The Architecture of Healing: 10 Films on Navigating Life After Loss
This collection bypasses conventional narratives of grief. It focuses on films that dissect the complex, non-linear process of re-calibrating one's existence after a foundational loss. Each entry offers a distinct mechanical or philosophical approach to portraying how individuals confront absence and attempt to construct a new sense of balance, providing a spectrum of human response rather than a singular path to recovery.
🎬 Manchester by the Sea (2016)
📝 Description: A reclusive janitor is forced to return to his hometown to care for his teenage nephew after his brother's death, confronting a past tragedy he has never processed. Director Kenneth Lonergan insisted on a minimalist sound design; key emotional scenes lack a musical score, forcing the audience to sit with the raw, uncomfortable silence of the characters' unprocessed grief.
- This film is distinct for its portrayal of grief as a permanent state, not a problem to be solved. The viewer gains a visceral understanding of how some losses fundamentally alter a person, and that 'moving on' is not always a possible or desirable outcome.
🎬 Arrival (2016)
📝 Description: A linguist is recruited to communicate with extraterrestrial visitors, and in learning their language, her perception of time—and her experience of a future loss—is irrevocably altered. A crucial production detail is that the alien logograms were developed into a functional visual lexicon by the production team, with internal rules for how they were formed, grounding the sci-fi concept in linguistic theory.
- Unlike others, this film frames grief through a non-linear, deterministic lens. It provides the insight that understanding and accepting loss is not about forgetting, but about finding value in the entire experience, even knowing the pain it entails.
🎬 Three Billboards Outside Ebbing, Missouri (2017)
📝 Description: Months after her daughter's murder with no arrests, a mother challenges local authorities by commissioning three controversial billboards, igniting a conflict within her town. Frances McDormand based her character's physical posture and walk on John Wayne, creating a silhouette of unyielding, almost masculine determination to visually represent her hardened emotional state.
- This film explores grief that has metastasized into rage and public action. The audience experiences the corrosive and paradoxically unifying power of anger as a coping mechanism when sorrow becomes unbearable.
🎬 Wild (2014)
📝 Description: Following her mother's death and the subsequent unraveling of her life, a woman impulsively decides to hike over a thousand miles of the Pacific Crest Trail alone. To ensure authenticity, director Jean-Marc Vallée shot the film sequentially and forbade star Reese Witherspoon from wearing any makeup, using the physical toll of the journey to mirror her internal emotional struggle.

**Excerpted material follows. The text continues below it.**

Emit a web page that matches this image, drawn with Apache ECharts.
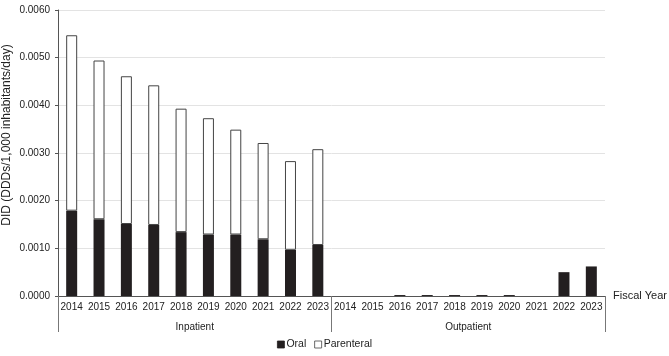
<!DOCTYPE html>
<html>
<head>
<meta charset="utf-8">
<script src="https://cdn.jsdelivr.net/npm/echarts@6/dist/echarts.min.js"></script>
<style>
  html, body { margin: 0; padding: 0; background: #fff; }
  #main { width: 669px; height: 356px; }
</style>
</head>
<body>
<div id="main"></div>
<script>
// data
var years = ['2014', '2015', '2016', '2017', '2018', '2019', '2020', '2021', '2022', '2023'];
var groups = ['Inpatient', 'Outpatient'];
var oralInpatient = [0.00179, 0.00161, 0.00151, 0.00149, 0.00134, 0.00129, 0.00129, 0.00119, 0.00097, 0.00107];
var parenteralInpatient = [0.00368, 0.00333, 0.00310, 0.00293, 0.00259, 0.00244, 0.00220, 0.00202, 0.00186, 0.00201];
var oralOutpatient = [0, 0, 0.00002, 0.00002, 0.00002, 0.00002, 0.00002, 0, 0.00050, 0.00062];
var parenteralOutpatient = [0, 0, 0, 0, 0, 0, 0, 0, 0, 0];

var categories = years.concat(years);
// zero values are left out so that no empty outlined bar is drawn
function noZero(arr) {
  return arr.map(function (v) { return v === 0 ? null : v; });
}
var oral = noZero(oralInpatient.concat(oralOutpatient));
var parenteral = noZero(parenteralInpatient.concat(parenteralOutpatient));

var font = 'Liberation Sans, Arial, sans-serif';
var myChart = echarts.init(document.getElementById('main'));

var option = {
  animation: false,
  textStyle: { fontFamily: font },
  grid: { top: 10, left: 58, right: 64, bottom: 60, containLabel: false, outerBoundsMode: 'none' },
  legend: {
    data: ['Oral', 'Parenteral'],
    left: 272,
    top: 334,
    icon: 'rect',
    itemWidth: 7,
    itemHeight: 7,
    itemGap: 8,
    itemStyle: { borderWidth: 0.8 },
    textStyle: { fontSize: 10.5, color: '#222', fontFamily: font, padding: [0, 0, 0, -3] }
  },
  // y axis title sits a bit above the middle in the reference
  graphic: [
    {
      type: 'text',
      x: 1,
      y: 135,
      rotation: Math.PI / 2,
      style: {
        text: 'DID (DDDs/1,000 inhabitants/day)',
        fontSize: 12,
        fontFamily: font,
        fill: '#222',
        align: 'center',
        verticalAlign: 'top'
      }
    }
  ],
  xAxis: [
    {
      type: 'category',
      data: categories,
      name: 'Fiscal Year',
      nameLocation: 'end',
      nameGap: 8,
      nameTextStyle: { fontSize: 11, color: '#222', fontFamily: font },
      axisLine: { show: true, lineStyle: { color: '#555', width: 1 } },
      axisTick: {
        show: true,
        length: 36,
        interval: function (i) { return i % 10 === 0; },
        lineStyle: { color: '#777' }
      },
      axisLabel: { interval: 0, fontSize: 10, color: '#222', margin: 6, fontFamily: font }
    },
    {
      type: 'category',
      data: groups,
      position: 'bottom',
      offset: 18,
      axisLine: { show: false },
      axisTick: { show: false },
      axisLabel: { fontSize: 10, color: '#222', fontFamily: font }
    }
  ],
  yAxis: {
    type: 'value',
    min: 0,
    max: 0.006,
    interval: 0.001,
    axisLine: { show: true, lineStyle: { color: '#555' } },
    axisTick: { show: true, length: 3, lineStyle: { color: '#555' } },
    axisLabel: {
      fontSize: 10,
      color: '#222',
      margin: 8,
      fontFamily: font,
      formatter: function (v) { return v.toFixed(4); }
    },
    splitLine: { show: true, lineStyle: { color: '#e3e3e3' } }
  },
  series: [
    {
      name: 'Oral',
      type: 'bar',
      stack: 'did',
      data: oral,
      barWidth: 11,
      itemStyle: { color: '#231f20', borderColor: '#231f20', borderWidth: 0 }
    },
    {
      name: 'Parenteral',
      type: 'bar',
      stack: 'did',
      data: parenteral,
      barWidth: 11,
      itemStyle: { color: '#ffffff', borderColor: '#444', borderWidth: 1 }
    }
  ]
};

myChart.setOption(option);
</script>
</body>
</html>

- The film stands out by externalizing the internal journey of grief into a grueling physical ordeal. It offers the perspective that healing can be a process of attrition—breaking oneself down physically to rebuild emotionally from a place of fundamental strength.
🎬 Demolition (2016)
📝 Description: An investment banker begins to unravel after his wife's sudden death, finding a strange catharsis in the physical act of dismantling objects, from a leaking refrigerator to his entire house. Star Jake Gyllenhaal performed much of the on-screen destruction himself, with the crew providing him with functional tools and letting him find the character's rhythm through the actual physical labor.
- This film presents a surreal and darkly comedic take on processing loss, equating emotional deconstruction with literal demolition. It provides the insight that sometimes, to understand what's broken inside, one must first take apart the world outside.
🎬 A Ghost Story (2017)
📝 Description: After his death, a man's spirit returns to his suburban home as a white-sheeted ghost to reconnect with his grieving wife, only to become an untethered observer of time's passage. The iconic ghost costume was a complex rig with a hidden helmet and armature, meticulously designed to convey emotion through subtle shifts in the fabric's drape, as the actor's face was completely obscured.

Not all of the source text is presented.